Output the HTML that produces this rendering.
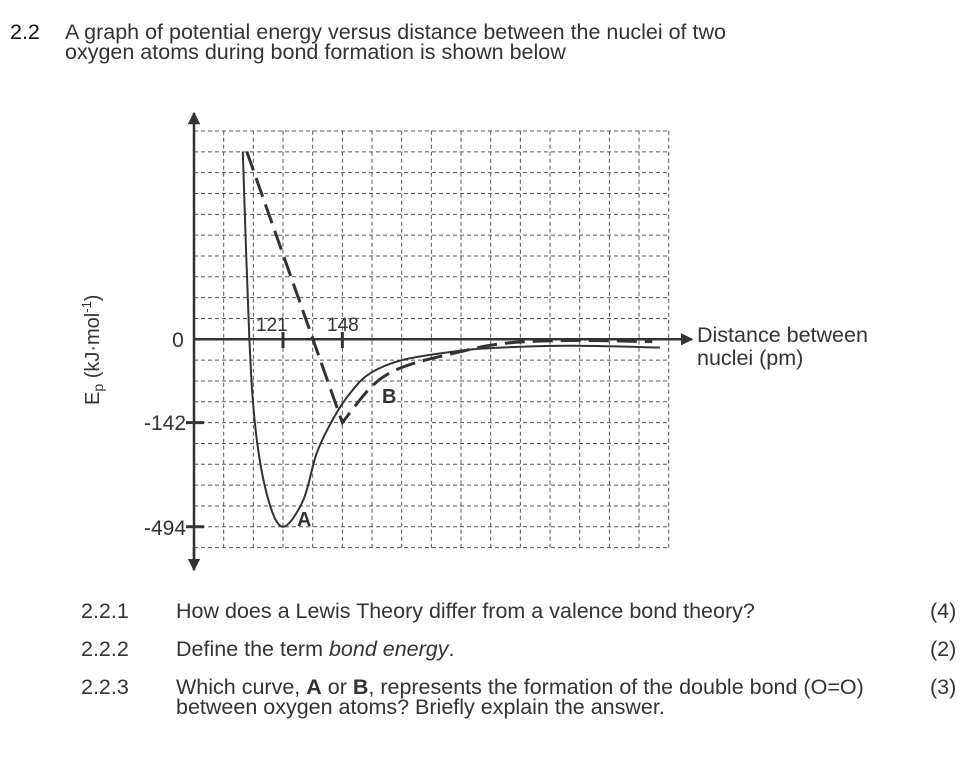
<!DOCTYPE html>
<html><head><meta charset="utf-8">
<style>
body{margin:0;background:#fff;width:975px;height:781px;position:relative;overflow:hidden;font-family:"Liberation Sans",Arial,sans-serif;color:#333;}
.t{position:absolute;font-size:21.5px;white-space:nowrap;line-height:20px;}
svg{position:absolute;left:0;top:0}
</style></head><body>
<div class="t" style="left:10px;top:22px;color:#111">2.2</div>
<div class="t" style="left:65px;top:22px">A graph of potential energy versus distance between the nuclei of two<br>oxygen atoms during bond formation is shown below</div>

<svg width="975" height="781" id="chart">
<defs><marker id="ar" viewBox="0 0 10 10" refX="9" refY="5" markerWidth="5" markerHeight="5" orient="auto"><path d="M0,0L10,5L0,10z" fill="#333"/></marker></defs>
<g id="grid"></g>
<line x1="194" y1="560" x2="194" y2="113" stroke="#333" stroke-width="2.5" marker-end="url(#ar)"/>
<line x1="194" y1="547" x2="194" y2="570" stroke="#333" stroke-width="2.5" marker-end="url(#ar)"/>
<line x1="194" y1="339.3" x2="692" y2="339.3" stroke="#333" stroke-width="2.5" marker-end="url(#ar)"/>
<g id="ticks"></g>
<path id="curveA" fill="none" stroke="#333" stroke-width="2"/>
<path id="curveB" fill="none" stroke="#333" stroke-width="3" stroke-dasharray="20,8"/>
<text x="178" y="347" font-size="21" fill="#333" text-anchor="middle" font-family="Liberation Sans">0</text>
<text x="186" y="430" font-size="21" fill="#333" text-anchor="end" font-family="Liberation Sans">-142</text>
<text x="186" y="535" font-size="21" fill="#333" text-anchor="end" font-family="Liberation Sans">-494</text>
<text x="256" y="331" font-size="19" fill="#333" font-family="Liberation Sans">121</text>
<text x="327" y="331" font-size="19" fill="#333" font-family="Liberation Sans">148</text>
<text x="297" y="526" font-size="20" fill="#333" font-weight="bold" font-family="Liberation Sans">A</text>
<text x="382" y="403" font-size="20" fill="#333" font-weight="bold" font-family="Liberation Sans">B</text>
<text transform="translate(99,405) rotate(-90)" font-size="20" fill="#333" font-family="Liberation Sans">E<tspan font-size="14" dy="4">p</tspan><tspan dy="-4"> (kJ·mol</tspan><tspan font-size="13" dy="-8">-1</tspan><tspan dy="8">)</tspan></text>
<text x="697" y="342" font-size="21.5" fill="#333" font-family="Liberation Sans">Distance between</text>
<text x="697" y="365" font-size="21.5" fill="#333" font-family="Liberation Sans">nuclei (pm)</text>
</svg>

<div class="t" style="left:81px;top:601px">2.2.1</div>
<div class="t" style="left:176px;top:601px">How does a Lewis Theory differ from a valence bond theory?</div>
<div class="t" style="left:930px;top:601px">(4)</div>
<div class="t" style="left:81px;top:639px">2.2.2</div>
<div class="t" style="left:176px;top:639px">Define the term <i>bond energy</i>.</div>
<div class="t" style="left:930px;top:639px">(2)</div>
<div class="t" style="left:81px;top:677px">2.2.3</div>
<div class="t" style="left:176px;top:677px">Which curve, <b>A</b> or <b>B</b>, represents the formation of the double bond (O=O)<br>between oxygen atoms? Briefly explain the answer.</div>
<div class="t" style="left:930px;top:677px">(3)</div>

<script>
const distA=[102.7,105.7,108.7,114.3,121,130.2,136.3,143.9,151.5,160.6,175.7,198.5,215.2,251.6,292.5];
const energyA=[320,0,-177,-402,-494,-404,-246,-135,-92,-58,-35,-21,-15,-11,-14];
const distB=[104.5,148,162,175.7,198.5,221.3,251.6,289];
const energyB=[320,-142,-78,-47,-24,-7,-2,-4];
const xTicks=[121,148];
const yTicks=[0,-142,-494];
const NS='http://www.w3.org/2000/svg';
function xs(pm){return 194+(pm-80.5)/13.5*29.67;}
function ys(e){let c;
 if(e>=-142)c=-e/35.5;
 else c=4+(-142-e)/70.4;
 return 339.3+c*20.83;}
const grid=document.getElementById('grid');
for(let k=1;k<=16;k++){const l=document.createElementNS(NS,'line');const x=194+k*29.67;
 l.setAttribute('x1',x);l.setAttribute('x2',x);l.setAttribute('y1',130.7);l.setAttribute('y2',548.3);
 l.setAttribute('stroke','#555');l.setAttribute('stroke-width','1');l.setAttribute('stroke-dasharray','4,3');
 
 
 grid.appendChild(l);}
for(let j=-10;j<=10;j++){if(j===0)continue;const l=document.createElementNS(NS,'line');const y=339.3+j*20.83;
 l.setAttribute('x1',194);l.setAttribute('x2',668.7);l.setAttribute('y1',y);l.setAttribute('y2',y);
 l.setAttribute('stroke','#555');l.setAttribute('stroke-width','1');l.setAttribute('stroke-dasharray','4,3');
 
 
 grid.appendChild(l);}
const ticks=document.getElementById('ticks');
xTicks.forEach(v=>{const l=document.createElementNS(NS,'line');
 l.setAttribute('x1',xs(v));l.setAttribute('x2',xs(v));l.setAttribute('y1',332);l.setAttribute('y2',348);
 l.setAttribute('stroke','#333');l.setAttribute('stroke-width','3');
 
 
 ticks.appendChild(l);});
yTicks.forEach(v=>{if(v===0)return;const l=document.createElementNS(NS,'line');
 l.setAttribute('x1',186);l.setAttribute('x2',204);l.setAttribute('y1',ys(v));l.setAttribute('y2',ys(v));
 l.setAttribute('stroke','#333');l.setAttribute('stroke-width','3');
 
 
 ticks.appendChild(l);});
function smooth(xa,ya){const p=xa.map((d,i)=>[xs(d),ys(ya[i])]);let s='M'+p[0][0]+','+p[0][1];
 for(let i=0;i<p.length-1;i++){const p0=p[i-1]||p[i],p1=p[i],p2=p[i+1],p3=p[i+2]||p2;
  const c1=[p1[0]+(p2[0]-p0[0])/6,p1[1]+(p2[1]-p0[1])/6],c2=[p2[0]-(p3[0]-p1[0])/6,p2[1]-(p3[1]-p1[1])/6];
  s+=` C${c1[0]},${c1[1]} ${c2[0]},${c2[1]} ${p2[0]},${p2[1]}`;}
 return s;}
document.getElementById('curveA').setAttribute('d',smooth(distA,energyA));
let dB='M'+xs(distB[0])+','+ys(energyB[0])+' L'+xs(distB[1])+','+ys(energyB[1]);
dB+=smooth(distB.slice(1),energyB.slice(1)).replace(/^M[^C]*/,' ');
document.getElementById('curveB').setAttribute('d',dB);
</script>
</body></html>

▶ _What is needed_: Make an exact copy of the lines from the top of the material through the line with "is shown below</div>", pictures excluded.

▶ _Task output_:
Output the HTML that produces this rendering.
<!DOCTYPE html>
<html><head><meta charset="utf-8">
<style>
body{margin:0;background:#fff;width:975px;height:781px;position:relative;overflow:hidden;font-family:"Liberation Sans",Arial,sans-serif;color:#333;}
.t{position:absolute;font-size:21.5px;white-space:nowrap;line-height:20px;}
svg{position:absolute;left:0;top:0}
</style></head><body>
<div class="t" style="left:10px;top:22px;color:#111">2.2</div>
<div class="t" style="left:65px;top:22px">A graph of potential energy versus distance between the nuclei of two<br>oxygen atoms during bond formation is shown below</div>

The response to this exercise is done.